Applications for around 80 new build homes in the Lancaster area went before the city council’s planning committee this week, with small scale developments proposed in Scale Hall, Aldcliffe, Arkholme, Caton and Carnforth.
Many Aldcliffe residents turned up to the meeting to express concern about two seperate applications; one for up to 12 new properties on land off Aldcliffe Hall Lane, and one for up to six in a field off Aldcliffe Hall Drive.
Coun Roger Sherlock said: “We’re going to have one after another of these applications coming in. The sooner we get the five year plan sorted out the better, so we can distance ourselves from applications like these.”
But Paul Tunstall, from JWPC Development Projects, said: “Please consider the needs of future residents, not just those of existing ones.”
Councillors rejected the proposals for the 12 new homes, but plans for six in a field off Aldcliffe Hall Drive were granted.
Ward councillor Dave Brookes said: “I think officers have underestimated the landscape value of this piece of land.”
Coun Paul Woodruff described the government’s idea of localism as “meaningless”, arguing that the planning committee had little choice but to approve plans.
Coun Woodruff said: “We don’t need greenfield developments, brownfield sites should be used first.
“But developers now are looking for anywhere that has potential to dig up a green field and put housing on it, and if we don’t agree, we’re in deep trouble. Quality of life and emotions don’t come in to the planning system. The finances of the council are so stretched that it would be difficult to refuse this because of threat of appeal Localism has not come to the forefront and it’s meaningless.”
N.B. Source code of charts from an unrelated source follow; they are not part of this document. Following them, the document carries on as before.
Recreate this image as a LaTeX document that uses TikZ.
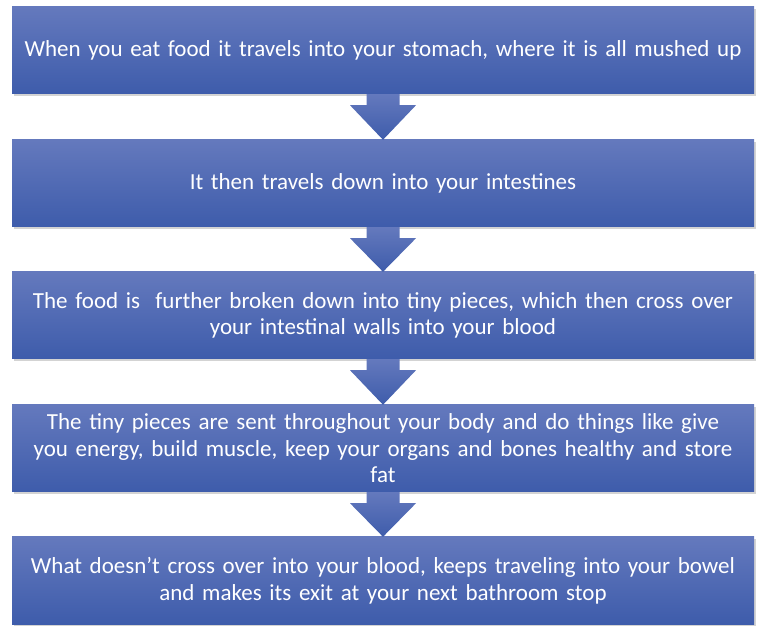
\documentclass[tikz,border=0pt]{standalone}
\usepackage{fontspec}
\setmainfont{Carlito}
\usetikzlibrary{shadows,calc}
\definecolor{stepTop}{RGB}{100,121,189}
\definecolor{stepBottom}{RGB}{62,92,171}

\begin{document}
\begin{tikzpicture}[x=1pt, y=1pt,
    stepbox/.style={rectangle, draw=none, minimum width=742pt, minimum height=87pt,
        top color=stepTop, bottom color=stepBottom, text=white,
        text width=730pt, align=center, font=\fontsize{23}{26.5}\selectfont,
        drop shadow={opacity=0.35, shadow xshift=2pt, shadow yshift=-2pt}},
    flowarrow/.style={draw=none, top color=stepTop, bottom color=stepBottom}]
        \useasboundingbox (0,0) rectangle (768,637);

        % Steps
        \node[stepbox] (s1) at (383,586.5) {When you eat food it travels into your stomach, where it is all mushed up};
        \node[stepbox] (s2) at (383,453.5) {It then travels down into your intestines};
        \node[stepbox] (s3) at (383,321.5) {The food is\ \ further broken down into tiny pieces, which then cross over\\ your intestinal walls into your blood};
        \node[stepbox] (s4) at (383,188.5) {The tiny pieces are sent throughout your body and do things like give\\ you energy, build muscle, keep your organs and bones healthy and store\\ fat};
        \node[stepbox] (s5) at (383,56.5) {What doesn’t cross over into your blood, keeps traveling into your bowel\\ and makes its exit at your next bathroom stop};

        % Arrows between steps
        \path[flowarrow] ($(s1.south)+(-16.5,0)$) -- ($(s1.south)+(-16.5,-11)$) -- ($(s1.south)+(-33,-11)$) -- (s2.north)
            -- ($(s1.south)+(33,-11)$) -- ($(s1.south)+(16.5,-11)$) -- ($(s1.south)+(16.5,0)$) -- cycle;
        \path[flowarrow] ($(s2.south)+(-16.5,0)$) -- ($(s2.south)+(-16.5,-11)$) -- ($(s2.south)+(-33,-11)$) -- (s3.north)
            -- ($(s2.south)+(33,-11)$) -- ($(s2.south)+(16.5,-11)$) -- ($(s2.south)+(16.5,0)$) -- cycle;
        \path[flowarrow] ($(s3.south)+(-16.5,0)$) -- ($(s3.south)+(-16.5,-11)$) -- ($(s3.south)+(-33,-11)$) -- (s4.north)
            -- ($(s3.south)+(33,-11)$) -- ($(s3.south)+(16.5,-11)$) -- ($(s3.south)+(16.5,0)$) -- cycle;
        \path[flowarrow] ($(s4.south)+(-16.5,0)$) -- ($(s4.south)+(-16.5,-11)$) -- ($(s4.south)+(-33,-11)$) -- (s5.north)
            -- ($(s4.south)+(33,-11)$) -- ($(s4.south)+(16.5,-11)$) -- ($(s4.south)+(16.5,0)$) -- cycle;
    \end{tikzpicture}
\end{document}
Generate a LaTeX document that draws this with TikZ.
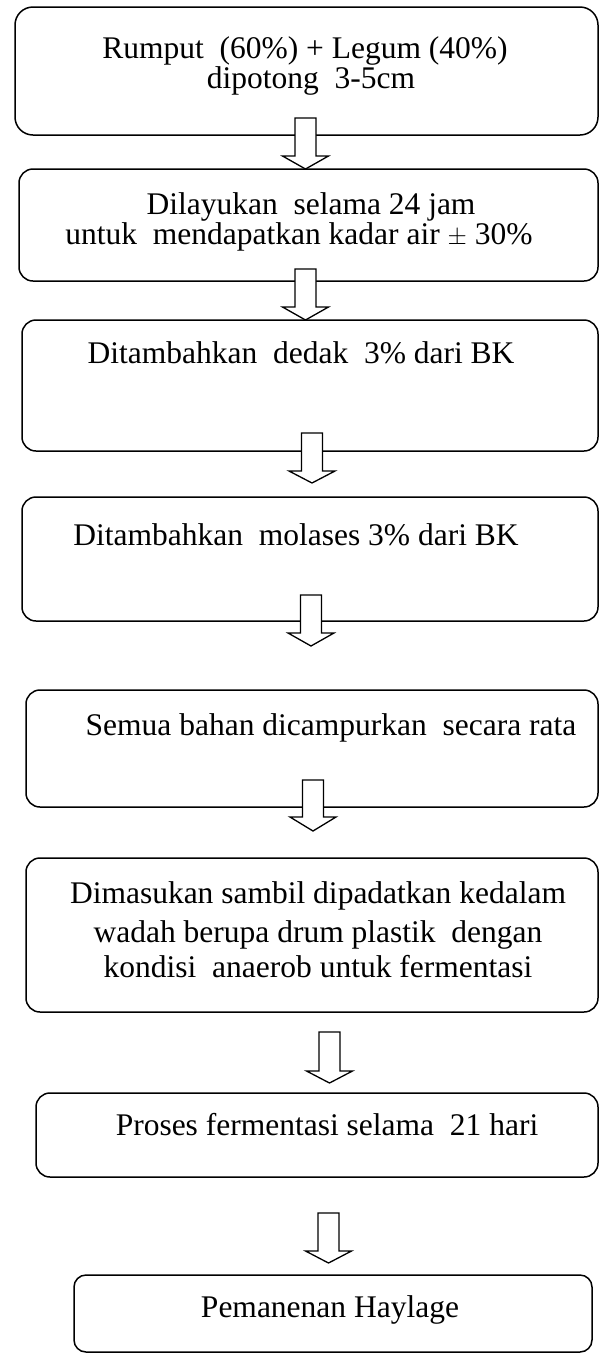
\documentclass[tikz,border=0pt]{standalone}
\usepackage{fontspec}
\setmainfont{Liberation Serif}
\begin{document}
\begin{tikzpicture}[x=1pt,y=-1pt,
  stepbox/.style={draw=black, line width=1.5pt, rounded corners=14pt, inner sep=0pt, fill=white},
  steptext/.style={anchor=base, inner sep=0pt, font=\fontsize{31.5}{28}\selectfont},
  pics/barrow/.style n args={2}{code={
    \draw[line width=1.3pt, fill=white, line join=miter]
      (-10.5,0) -- (10.5,0) -- (10.5,#1) -- (23,#1) -- (0,#2) -- (-23,#1) -- (-10.5,#1) -- cycle;
  }}]
\useasboundingbox (0,0) rectangle (600,1353);
\fill[white] (0,0) rectangle (600,1353);
% boxes
\node[stepbox, minimum width=583pt, minimum height=128pt, rounded corners=18pt] (b1) at (306.5,71) {};
\node[stepbox, minimum width=579pt, minimum height=112pt] (b2) at (308.5,225) {};
\node[stepbox, minimum width=576pt, minimum height=131pt] (b3) at (310,385.5) {};
\node[stepbox, minimum width=576pt, minimum height=124pt] (b4) at (310,559) {};
\node[stepbox, minimum width=572pt, minimum height=117pt] (b5) at (312,748.5) {};
\node[stepbox, minimum width=572pt, minimum height=154pt] (b6) at (312,935) {};
\node[stepbox, minimum width=562pt, minimum height=84pt] (b7) at (317,1135) {};
\node[stepbox, minimum width=518pt, minimum height=77pt, rounded corners=12pt] (b8) at (333,1313.5) {};
% texts
\node[steptext] (t1a) at (305,58) {Rumput\ \ (60\%) + Legum (40\%)};
\node[steptext] (t1b) at (311,88) {dipotong\ \ 3-5cm};
\node[steptext] (t2a) at (311,214) {Dilayukan\ \ selama 24 jam};
\node[steptext] (t2b) at (299,244) {untuk\ \ mendapatkan kadar air $\pm$ 30\%};
\node[steptext] (t3) at (301,363) {Ditambahkan\ \ dedak\ \ 3\% dari BK};
\node[steptext] (t4) at (296,545) {Ditambahkan\ \ molases 3\% dari BK};
\node[steptext] (t5) at (331,735) {Semua bahan dicampurkan\ \ secara rata};
\node[steptext] (t6a) at (318,903) {Dimasukan sambil dipadatkan kedalam};
\node[steptext] (t6b) at (318,942) {wadah berupa drum plastik\ \ dengan};
\node[steptext] (t6c) at (318,977) {kondisi\ \ anaerob untuk fermentasi};
\node[steptext] (t7) at (327,1135) {Proses fermentasi selama\ \ 21 hari};
\node[steptext] (t8) at (330,1317) {Pemanenan Haylage};
% block arrows
\pic at (305.5,118) {barrow={38}{51}};
\pic at (305.5,269) {barrow={38}{51}};
\pic at (312,433) {barrow={38}{50}};
\pic at (311,595) {barrow={38}{51}};
\pic at (313,780) {barrow={37}{51}};
\pic at (329.5,1032) {barrow={39}{51}};
\pic at (328.5,1213) {barrow={38}{50}};
\end{tikzpicture}
\end{document}
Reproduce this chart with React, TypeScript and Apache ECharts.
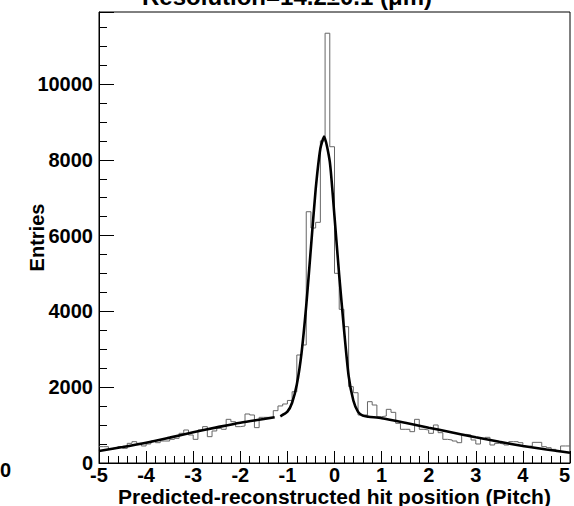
import React, { useEffect, useRef } from "react";
import * as echarts from "echarts";

const TITLE = "Resolution=14.2±0.1 (μm)";
const X_TITLE = "Predicted-reconstructed hit position (Pitch)";
const Y_TITLE = "Entries";
const STRAY_LABEL = "0";

const X_MIN = -5;
const X_MAX = 5;
const Y_MAX = 11900;
const Y_TICKS = [0, 2000, 4000, 6000, 8000, 10000];

const BIN_LO = -5;
const BIN_WIDTH = 0.1;
const COUNTS = [
  431, 431, 360, 387, 431, 387, 519, 563, 519, 449,
  501, 580, 536, 580, 580, 624, 650, 783, 871, 739,
  624, 871, 959, 695, 845, 915, 889, 1152, 1090, 959,
  977, 1293, 1267, 933, 1205, 1205, 1205, 1381, 1505, 1557,
  1650, 1880, 2850, 3114, 6630, 6200, 6350, 8500, 11340, 8345,
  5005, 4055, 3597, 2014, 1855, 1267, 1267, 1618, 1530, 1222,
  1240, 1416, 1337, 1047, 889, 889, 827, 1152, 889, 871,
  783, 1003, 800, 624, 607, 580, 536, 756, 739, 607,
  501, 650, 677, 475, 519, 501, 475, 563, 563, 536,
  431, 449, 545, 545, 431, 404, 360, 299, 449, 449,
];

const FIT_LEFT_X = [-5, -4.5, -4, -3.5, -3, -2.5, -2, -1.5, -1.27];
const FIT_LEFT_Y = [317, 420, 536, 670, 810, 940, 1064, 1160, 1206];

const FIT_PEAK_X = [
  -1.15, -1.0, -0.9, -0.8, -0.7, -0.6, -0.5, -0.4, -0.3, -0.22, -0.1, 0.0,
  0.1, 0.2, 0.3, 0.4, 0.5, 0.6, 0.72, 1, 1.5, 2, 2.5, 3, 3.5, 4, 4.5, 5,
];
const FIT_PEAK_Y = [
  1230, 1353, 1590, 2070, 2900, 4150, 5690, 7220, 8300, 8616, 7950, 6500,
  4950, 3550, 2300, 1650, 1350, 1250, 1222, 1180, 1060, 932, 805, 678, 560, 449, 355, 272,
];

const FONT = "'Liberation Sans', Arial, Helvetica, sans-serif";

export default function App() {
  const ref = useRef<HTMLDivElement>(null);

  useEffect(() => {
    document.body.style.margin = "0";
    if (!ref.current) return;
    const chart = echarts.init(ref.current, undefined, { renderer: "svg" });

    const histData: number[][] = COUNTS.map((v, k) => [BIN_LO + k * BIN_WIDTH, v]);
    histData.push([BIN_LO + COUNTS.length * BIN_WIDTH, COUNTS[COUNTS.length - 1]]);

    const leftFit = FIT_LEFT_X.map((x, i) => [x, FIT_LEFT_Y[i]]);
    const peakFit = FIT_PEAK_X.map((x, i) => [x, FIT_PEAK_Y[i]]);

    const labelStyle = {
      color: "#000",
      fontFamily: FONT,
      fontWeight: "bold" as const,
      fontSize: 20,
      lineHeight: 17,
    };

    chart.setOption({
      animation: false,
      backgroundColor: "#fff",
      grid: {
        left: 99,
        right: 4,
        top: 12,
        bottom: 43,
        outerBoundsMode: "none",
        containLabel: false,
        show: true,
        borderColor: "#000",
        borderWidth: 1,
        backgroundColor: "transparent",
      },
      graphic: [
        {
          type: "text",
          left: "center",
          top: -16,
          style: { text: TITLE, fill: "#000", font: `bold 24px ${FONT}` },
        },
        {
          type: "text",
          left: 0,
          top: 460,
          style: { text: STRAY_LABEL, fill: "#000", font: `bold 20px ${FONT}` },
        },
      ],
      xAxis: {
        type: "value",
        min: X_MIN,
        max: X_MAX,
        interval: 1,
        name: X_TITLE,
        nameLocation: "middle",
        nameGap: 25,
        nameMoveOverlap: false,
        nameTextStyle: { ...labelStyle, fontSize: 21 },
        axisLine: { show: true, onZero: false, lineStyle: { color: "#000", width: 1 } },
        axisTick: { show: true, inside: true, length: 12, lineStyle: { color: "#000" } },
        minorTick: { show: true, splitNumber: 5, length: 7, lineStyle: { color: "#000" } },
        splitLine: { show: false },
        minorSplitLine: { show: false },
        axisLabel: { ...labelStyle, margin: 3, alignMaxLabel: "right" },
      },
      yAxis: [
        {
          type: "value",
          min: 0,
          max: Y_MAX,
          interval: 2000,
          name: Y_TITLE,
          nameLocation: "middle",
          nameRotate: 90,
          nameGap: 54,
          nameMoveOverlap: false,
          nameTextStyle: labelStyle,
          axisLine: { show: true, onZero: false, lineStyle: { color: "#000", width: 1 } },
          axisTick: { show: true, inside: true, length: 15, lineStyle: { color: "#000" } },
          splitLine: { show: false },
          axisLabel: {
            ...labelStyle,
            margin: 6,
            formatter: (v: number) => (Y_TICKS.indexOf(v) >= 0 ? String(v) : ""),
          },
        },
        {
          type: "value",
          min: 0,
          max: Y_MAX,
          interval: 500,
          position: "left",
          axisLine: { show: false, onZero: false },
          axisTick: { show: true, inside: true, length: 8, lineStyle: { color: "#000" } },
          splitLine: { show: false },
          axisLabel: { show: false },
        },
      ],
      series: [
        {
          type: "line",
          data: histData,
          step: "end",
          symbol: "none",
          lineStyle: { color: "#666", width: 1 },
          z: 2,
        },
        {
          type: "line",
          data: leftFit,
          smooth: 0.3,
          symbol: "none",
          lineStyle: { color: "#000", width: 2.6 },
          z: 3,
        },
        {
          type: "line",
          data: peakFit,
          smooth: 0.2,
          symbol: "none",
          lineStyle: { color: "#000", width: 2.6 },
          z: 3,
        },
      ],
    });

    return () => chart.dispose();
  }, []);

  return (
    <div
      ref={ref}
      style={{ position: "absolute", left: 0, top: 0, width: 574, height: 506 }}
    />
  );
}
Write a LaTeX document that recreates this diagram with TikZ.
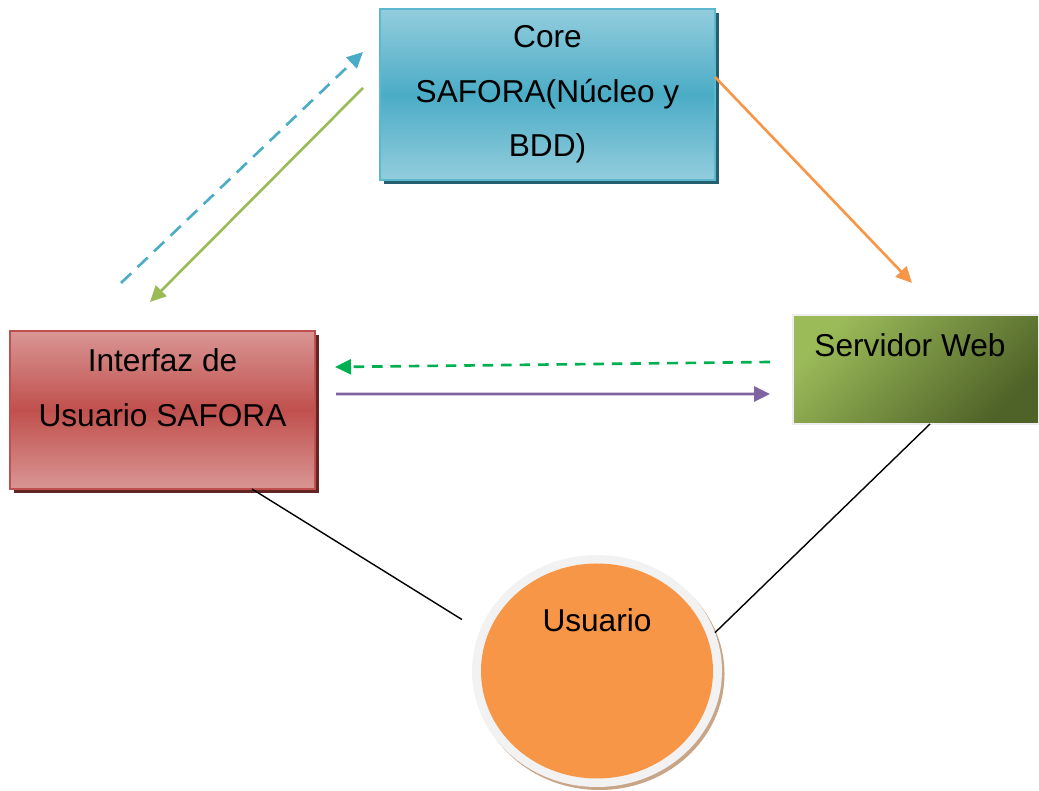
\documentclass[tikz,border=0pt]{standalone}
\usepackage{fontspec}
\setmainfont{Liberation Sans}
\usetikzlibrary{arrows.meta,shadows,shapes.geometric}
\definecolor{azulCore}{HTML}{4BACC6}
\definecolor{azulClaro}{HTML}{93CDDD}
\definecolor{azulBorde}{HTML}{5CB8CF}
\definecolor{azulSombra}{HTML}{25606F}
\definecolor{rojoInt}{HTML}{C0504D}
\definecolor{rojoClaro}{HTML}{D99694}
\definecolor{rojoSombra}{HTML}{632523}
\definecolor{verdeWeb}{HTML}{9BBB59}
\definecolor{verdeOscuro}{HTML}{4F6228}
\definecolor{naranja}{HTML}{F79646}
\definecolor{anillo}{HTML}{F2F2F2}
\definecolor{sombraUs}{HTML}{C9A588}
\definecolor{verdeDash}{HTML}{00B050}
\definecolor{morado}{HTML}{8064A2}

\begin{document}
\begin{tikzpicture}[
    texto/.style={font=\fontsize{18}{31}\selectfont, align=center},
    caja/.style={rectangle, inner sep=0pt, outer sep=0pt, texto},
    core/.style={caja, draw=azulBorde, line width=0.8pt,
        top color=azulClaro, bottom color=azulClaro, middle color=azulCore,
        drop shadow={shadow xshift=0.07cm, shadow yshift=-0.08cm, fill=azulSombra, opacity=1}},
    interfaz/.style={caja, draw=rojoInt, line width=0.8pt,
        top color=rojoClaro, bottom color=rojoClaro, middle color=rojoInt,
        drop shadow={shadow xshift=0.08cm, shadow yshift=-0.09cm, fill=rojoSombra, opacity=1}},
    web/.style={caja, draw=black!7, line width=0.8pt,
        top color=verdeWeb, bottom color=verdeOscuro, shading angle=45},
    usuario/.style={ellipse, inner sep=0pt, outer sep=0pt, fill=anillo,
        drop shadow={shadow xshift=0.05cm, shadow yshift=-0.06cm, fill=sombraUs, opacity=1}},
    flecha/.style={line width=1.5pt, -{Triangle[length=3.2mm,width=3mm]}},
    enlace/.style={line width=0.8pt, black},
]
    \useasboundingbox (0,0) rectangle (20.78,15.82);

    % cajas
    \node[core, minimum width=6.7cm, minimum height=3.42cm] (core) at (10.95,13.93)
        {Core\\SAFORA(Núcleo y\\BDD)};
    \node[interfaz, minimum width=6.1cm, minimum height=3.16cm,
        label={[texto, yshift=0.45cm]center:Interfaz de\\Usuario SAFORA}] (interfaz) at (3.25,7.62) {};
    \node[web, minimum width=4.92cm, minimum height=2.18cm,
        label={[texto, xshift=-0.12cm, yshift=0.49cm]center:Servidor Web}] (web) at (18.32,8.43) {};

    % usuario
    \node[usuario, minimum width=5cm, minimum height=4.64cm] (usuario) at (11.94,2.40) {};
    \node[ellipse, fill=naranja, inner sep=0pt, minimum width=4.64cm, minimum height=4.3cm,
        label={[texto, yshift=1.01cm]center:Usuario}] (usuarioIn) at (usuario.center) {};

    % flechas
    \draw[flecha, azulCore, dash pattern=on 8pt off 5pt]
        ([xshift=2.22cm, yshift=0.96cm]interfaz.north west) -- ([xshift=-0.34cm, yshift=0.85cm]core.west);
    \draw[flecha, verdeWeb]
        ([xshift=-0.34cm, yshift=0.13cm]core.west) -- ([xshift=2.8cm, yshift=0.58cm]interfaz.north west);
    \draw[flecha, naranja]
        ([yshift=0.35cm]core.east) -- ([xshift=2.38cm, yshift=0.64cm]web.north west);
    \draw[flecha, verdeDash, dash pattern=on 6pt off 4.5pt]
        ([xshift=-0.46cm, yshift=0.15cm]web.west) -- ([xshift=0.4cm, yshift=0.86cm]interfaz.east);
    \draw[flecha, morado]
        ([xshift=0.42cm, yshift=0.32cm]interfaz.east) -- ([xshift=-0.46cm, yshift=-0.49cm]web.west);

    % enlaces
    \draw[enlace, shorten >=0.42cm] ([xshift=-1.26cm]interfaz.south east) -- (usuario.161);
    \draw[enlace] ([xshift=2.74cm]web.south west) -- (usuario.18);
\end{tikzpicture}
\end{document}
Plans for six new homes at Carnforth Brow in Carnforth were given the green light, as were proposals for 16 one bed affordable flats on land off Brindle Close in Scale Hall.
In Arkholme, plans for 14 new homes were approved for the conservation area in Kirkby Lonsdale Road.
A £50,000 community donation, in lieu of one affordable home, will be paid to the village to create a community store run by volunteers, after Arkholme’s only shop closed down. In Caton, plans to build up to 30 properties at the former SJ Bargh site in Hornby Road were rejected due to the “loss of employment land”.
Officers and councillors agreed that it would be more appropriate to see the site continue as some form of rural business, rather than housing, at this time.